Written task – Copy out all the lines exactly. Omit pictures.

Material provided –

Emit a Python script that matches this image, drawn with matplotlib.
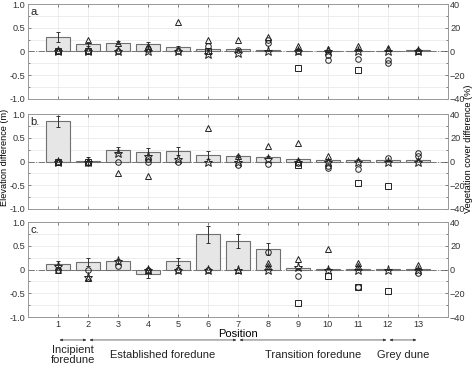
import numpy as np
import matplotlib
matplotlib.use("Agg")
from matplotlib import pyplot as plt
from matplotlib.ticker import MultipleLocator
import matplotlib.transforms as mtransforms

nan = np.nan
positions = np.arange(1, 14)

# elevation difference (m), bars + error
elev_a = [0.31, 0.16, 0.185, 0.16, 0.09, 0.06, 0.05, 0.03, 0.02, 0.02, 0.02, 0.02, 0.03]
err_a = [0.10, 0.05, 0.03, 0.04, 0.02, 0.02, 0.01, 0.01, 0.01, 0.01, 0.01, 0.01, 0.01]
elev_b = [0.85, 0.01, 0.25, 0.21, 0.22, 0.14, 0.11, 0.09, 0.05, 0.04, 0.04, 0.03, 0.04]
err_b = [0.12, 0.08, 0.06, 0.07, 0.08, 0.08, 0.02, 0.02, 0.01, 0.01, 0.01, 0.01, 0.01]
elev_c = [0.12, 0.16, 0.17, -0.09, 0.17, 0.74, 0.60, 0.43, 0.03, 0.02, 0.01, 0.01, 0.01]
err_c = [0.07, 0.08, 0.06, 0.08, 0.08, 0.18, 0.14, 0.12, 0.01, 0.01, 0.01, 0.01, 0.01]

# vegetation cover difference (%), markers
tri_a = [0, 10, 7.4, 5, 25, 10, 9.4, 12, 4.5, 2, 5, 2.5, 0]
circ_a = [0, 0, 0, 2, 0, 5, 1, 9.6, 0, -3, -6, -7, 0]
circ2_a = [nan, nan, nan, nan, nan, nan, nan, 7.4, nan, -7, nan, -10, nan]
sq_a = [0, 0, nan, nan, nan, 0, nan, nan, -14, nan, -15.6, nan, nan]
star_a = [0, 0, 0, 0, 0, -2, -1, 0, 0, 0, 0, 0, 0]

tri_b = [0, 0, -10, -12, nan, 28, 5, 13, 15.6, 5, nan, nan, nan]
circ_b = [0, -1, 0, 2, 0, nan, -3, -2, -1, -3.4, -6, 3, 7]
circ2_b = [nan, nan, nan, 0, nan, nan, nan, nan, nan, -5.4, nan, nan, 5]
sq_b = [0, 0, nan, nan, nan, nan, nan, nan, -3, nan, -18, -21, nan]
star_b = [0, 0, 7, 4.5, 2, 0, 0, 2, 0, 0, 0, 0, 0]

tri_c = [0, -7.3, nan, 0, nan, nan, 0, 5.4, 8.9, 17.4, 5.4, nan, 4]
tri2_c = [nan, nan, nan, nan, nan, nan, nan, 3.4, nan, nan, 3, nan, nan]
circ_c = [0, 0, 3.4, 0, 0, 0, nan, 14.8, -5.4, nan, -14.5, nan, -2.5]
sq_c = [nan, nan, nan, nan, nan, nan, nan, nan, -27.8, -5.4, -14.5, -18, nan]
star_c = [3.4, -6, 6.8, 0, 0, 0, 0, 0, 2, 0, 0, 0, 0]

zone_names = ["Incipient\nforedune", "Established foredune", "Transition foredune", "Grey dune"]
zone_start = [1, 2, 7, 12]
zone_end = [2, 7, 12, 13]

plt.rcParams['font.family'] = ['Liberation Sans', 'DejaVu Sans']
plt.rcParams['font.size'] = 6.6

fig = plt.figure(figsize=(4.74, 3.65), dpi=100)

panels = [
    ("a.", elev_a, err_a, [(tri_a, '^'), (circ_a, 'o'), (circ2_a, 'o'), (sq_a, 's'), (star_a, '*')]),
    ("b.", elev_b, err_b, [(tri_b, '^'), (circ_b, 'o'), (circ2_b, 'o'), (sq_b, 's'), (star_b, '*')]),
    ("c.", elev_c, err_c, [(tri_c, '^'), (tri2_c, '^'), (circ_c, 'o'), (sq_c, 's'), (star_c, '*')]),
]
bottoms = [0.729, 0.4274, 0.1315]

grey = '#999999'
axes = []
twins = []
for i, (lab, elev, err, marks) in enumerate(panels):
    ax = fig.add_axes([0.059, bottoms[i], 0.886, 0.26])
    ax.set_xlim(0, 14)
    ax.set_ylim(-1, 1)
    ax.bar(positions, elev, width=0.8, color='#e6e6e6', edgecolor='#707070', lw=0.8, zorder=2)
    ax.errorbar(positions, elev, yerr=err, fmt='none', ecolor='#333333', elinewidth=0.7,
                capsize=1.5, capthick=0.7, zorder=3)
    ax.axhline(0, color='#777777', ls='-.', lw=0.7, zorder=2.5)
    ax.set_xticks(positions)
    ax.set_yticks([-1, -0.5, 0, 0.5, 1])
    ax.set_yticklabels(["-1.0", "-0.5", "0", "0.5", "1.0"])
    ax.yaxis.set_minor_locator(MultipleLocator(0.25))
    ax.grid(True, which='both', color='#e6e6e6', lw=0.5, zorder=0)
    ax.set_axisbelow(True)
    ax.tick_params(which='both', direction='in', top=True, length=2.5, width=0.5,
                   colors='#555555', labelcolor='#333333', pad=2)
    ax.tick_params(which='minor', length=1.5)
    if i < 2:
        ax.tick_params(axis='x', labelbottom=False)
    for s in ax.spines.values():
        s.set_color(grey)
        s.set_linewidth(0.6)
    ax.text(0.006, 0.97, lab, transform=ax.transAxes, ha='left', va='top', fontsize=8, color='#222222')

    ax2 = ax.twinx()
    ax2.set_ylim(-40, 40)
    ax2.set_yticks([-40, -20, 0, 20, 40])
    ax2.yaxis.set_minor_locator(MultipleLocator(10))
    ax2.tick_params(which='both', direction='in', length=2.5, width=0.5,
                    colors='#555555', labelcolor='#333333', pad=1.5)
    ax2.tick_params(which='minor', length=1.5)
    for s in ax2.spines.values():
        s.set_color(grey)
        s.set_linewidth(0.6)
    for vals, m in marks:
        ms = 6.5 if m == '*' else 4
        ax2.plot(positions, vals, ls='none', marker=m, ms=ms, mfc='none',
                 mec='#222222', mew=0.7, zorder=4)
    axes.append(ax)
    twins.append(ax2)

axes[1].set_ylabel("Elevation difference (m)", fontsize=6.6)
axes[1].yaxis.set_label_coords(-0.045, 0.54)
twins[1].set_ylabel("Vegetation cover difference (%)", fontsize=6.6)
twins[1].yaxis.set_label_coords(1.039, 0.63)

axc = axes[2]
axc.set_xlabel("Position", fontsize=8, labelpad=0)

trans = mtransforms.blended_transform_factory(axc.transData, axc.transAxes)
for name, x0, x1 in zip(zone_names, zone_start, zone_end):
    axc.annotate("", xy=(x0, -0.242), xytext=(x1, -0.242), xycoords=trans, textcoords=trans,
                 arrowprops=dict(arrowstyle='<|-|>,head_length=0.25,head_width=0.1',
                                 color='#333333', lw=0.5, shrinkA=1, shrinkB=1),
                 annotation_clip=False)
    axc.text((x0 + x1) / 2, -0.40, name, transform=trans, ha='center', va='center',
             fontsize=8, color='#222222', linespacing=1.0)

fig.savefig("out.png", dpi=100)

Complete output –
Emit a Python script that matches this image, drawn with matplotlib.
import numpy as np
import matplotlib
matplotlib.use("Agg")
from matplotlib import pyplot as plt
from matplotlib.ticker import MultipleLocator
import matplotlib.transforms as mtransforms

nan = np.nan
positions = np.arange(1, 14)

# elevation difference (m), bars + error
elev_a = [0.31, 0.16, 0.185, 0.16, 0.09, 0.06, 0.05, 0.03, 0.02, 0.02, 0.02, 0.02, 0.03]
err_a = [0.10, 0.05, 0.03, 0.04, 0.02, 0.02, 0.01, 0.01, 0.01, 0.01, 0.01, 0.01, 0.01]
elev_b = [0.85, 0.01, 0.25, 0.21, 0.22, 0.14, 0.11, 0.09, 0.05, 0.04, 0.04, 0.03, 0.04]
err_b = [0.12, 0.08, 0.06, 0.07, 0.08, 0.08, 0.02, 0.02, 0.01, 0.01, 0.01, 0.01, 0.01]
elev_c = [0.12, 0.16, 0.17, -0.09, 0.17, 0.74, 0.60, 0.43, 0.03, 0.02, 0.01, 0.01, 0.01]
err_c = [0.07, 0.08, 0.06, 0.08, 0.08, 0.18, 0.14, 0.12, 0.01, 0.01, 0.01, 0.01, 0.01]

# vegetation cover difference (%), markers
tri_a = [0, 10, 7.4, 5, 25, 10, 9.4, 12, 4.5, 2, 5, 2.5, 0]
circ_a = [0, 0, 0, 2, 0, 5, 1, 9.6, 0, -3, -6, -7, 0]
circ2_a = [nan, nan, nan, nan, nan, nan, nan, 7.4, nan, -7, nan, -10, nan]
sq_a = [0, 0, nan, nan, nan, 0, nan, nan, -14, nan, -15.6, nan, nan]
star_a = [0, 0, 0, 0, 0, -2, -1, 0, 0, 0, 0, 0, 0]

tri_b = [0, 0, -10, -12, nan, 28, 5, 13, 15.6, 5, nan, nan, nan]
circ_b = [0, -1, 0, 2, 0, nan, -3, -2, -1, -3.4, -6, 3, 7]
circ2_b = [nan, nan, nan, 0, nan, nan, nan, nan, nan, -5.4, nan, nan, 5]
sq_b = [0, 0, nan, nan, nan, nan, nan, nan, -3, nan, -18, -21, nan]
star_b = [0, 0, 7, 4.5, 2, 0, 0, 2, 0, 0, 0, 0, 0]

tri_c = [0, -7.3, nan, 0, nan, nan, 0, 5.4, 8.9, 17.4, 5.4, nan, 4]
tri2_c = [nan, nan, nan, nan, nan, nan, nan, 3.4, nan, nan, 3, nan, nan]
circ_c = [0, 0, 3.4, 0, 0, 0, nan, 14.8, -5.4, nan, -14.5, nan, -2.5]
sq_c = [nan, nan, nan, nan, nan, nan, nan, nan, -27.8, -5.4, -14.5, -18, nan]
star_c = [3.4, -6, 6.8, 0, 0, 0, 0, 0, 2, 0, 0, 0, 0]

zone_names = ["Incipient\nforedune", "Established foredune", "Transition foredune", "Grey dune"]
zone_start = [1, 2, 7, 12]
zone_end = [2, 7, 12, 13]

plt.rcParams['font.family'] = ['Liberation Sans', 'DejaVu Sans']
plt.rcParams['font.size'] = 6.6

fig = plt.figure(figsize=(4.74, 3.65), dpi=100)

panels = [
    ("a.", elev_a, err_a, [(tri_a, '^'), (circ_a, 'o'), (circ2_a, 'o'), (sq_a, 's'), (star_a, '*')]),
    ("b.", elev_b, err_b, [(tri_b, '^'), (circ_b, 'o'), (circ2_b, 'o'), (sq_b, 's'), (star_b, '*')]),
    ("c.", elev_c, err_c, [(tri_c, '^'), (tri2_c, '^'), (circ_c, 'o'), (sq_c, 's'), (star_c, '*')]),
]
bottoms = [0.729, 0.4274, 0.1315]

grey = '#999999'
axes = []
twins = []
for i, (lab, elev, err, marks) in enumerate(panels):
    ax = fig.add_axes([0.059, bottoms[i], 0.886, 0.26])
    ax.set_xlim(0, 14)
    ax.set_ylim(-1, 1)
    ax.bar(positions, elev, width=0.8, color='#e6e6e6', edgecolor='#707070', lw=0.8, zorder=2)
    ax.errorbar(positions, elev, yerr=err, fmt='none', ecolor='#333333', elinewidth=0.7,
                capsize=1.5, capthick=0.7, zorder=3)
    ax.axhline(0, color='#777777', ls='-.', lw=0.7, zorder=2.5)
    ax.set_xticks(positions)
    ax.set_yticks([-1, -0.5, 0, 0.5, 1])
    ax.set_yticklabels(["-1.0", "-0.5", "0", "0.5", "1.0"])
    ax.yaxis.set_minor_locator(MultipleLocator(0.25))
    ax.grid(True, which='both', color='#e6e6e6', lw=0.5, zorder=0)
    ax.set_axisbelow(True)
    ax.tick_params(which='both', direction='in', top=True, length=2.5, width=0.5,
                   colors='#555555', labelcolor='#333333', pad=2)
    ax.tick_params(which='minor', length=1.5)
    if i < 2:
        ax.tick_params(axis='x', labelbottom=False)
    for s in ax.spines.values():
        s.set_color(grey)
        s.set_linewidth(0.6)
    ax.text(0.006, 0.97, lab, transform=ax.transAxes, ha='left', va='top', fontsize=8, color='#222222')

    ax2 = ax.twinx()
    ax2.set_ylim(-40, 40)
    ax2.set_yticks([-40, -20, 0, 20, 40])
    ax2.yaxis.set_minor_locator(MultipleLocator(10))
    ax2.tick_params(which='both', direction='in', length=2.5, width=0.5,
                    colors='#555555', labelcolor='#333333', pad=1.5)
    ax2.tick_params(which='minor', length=1.5)
    for s in ax2.spines.values():
        s.set_color(grey)
        s.set_linewidth(0.6)
    for vals, m in marks:
        ms = 6.5 if m == '*' else 4
        ax2.plot(positions, vals, ls='none', marker=m, ms=ms, mfc='none',
                 mec='#222222', mew=0.7, zorder=4)
    axes.append(ax)
    twins.append(ax2)

axes[1].set_ylabel("Elevation difference (m)", fontsize=6.6)
axes[1].yaxis.set_label_coords(-0.045, 0.54)
twins[1].set_ylabel("Vegetation cover difference (%)", fontsize=6.6)
twins[1].yaxis.set_label_coords(1.039, 0.63)

axc = axes[2]
axc.set_xlabel("Position", fontsize=8, labelpad=0)

trans = mtransforms.blended_transform_factory(axc.transData, axc.transAxes)
for name, x0, x1 in zip(zone_names, zone_start, zone_end):
    axc.annotate("", xy=(x0, -0.242), xytext=(x1, -0.242), xycoords=trans, textcoords=trans,
                 arrowprops=dict(arrowstyle='<|-|>,head_length=0.25,head_width=0.1',
                                 color='#333333', lw=0.5, shrinkA=1, shrinkB=1),
                 annotation_clip=False)
    axc.text((x0 + x1) / 2, -0.40, name, transform=trans, ha='center', va='center',
             fontsize=8, color='#222222', linespacing=1.0)

fig.savefig("out.png", dpi=100)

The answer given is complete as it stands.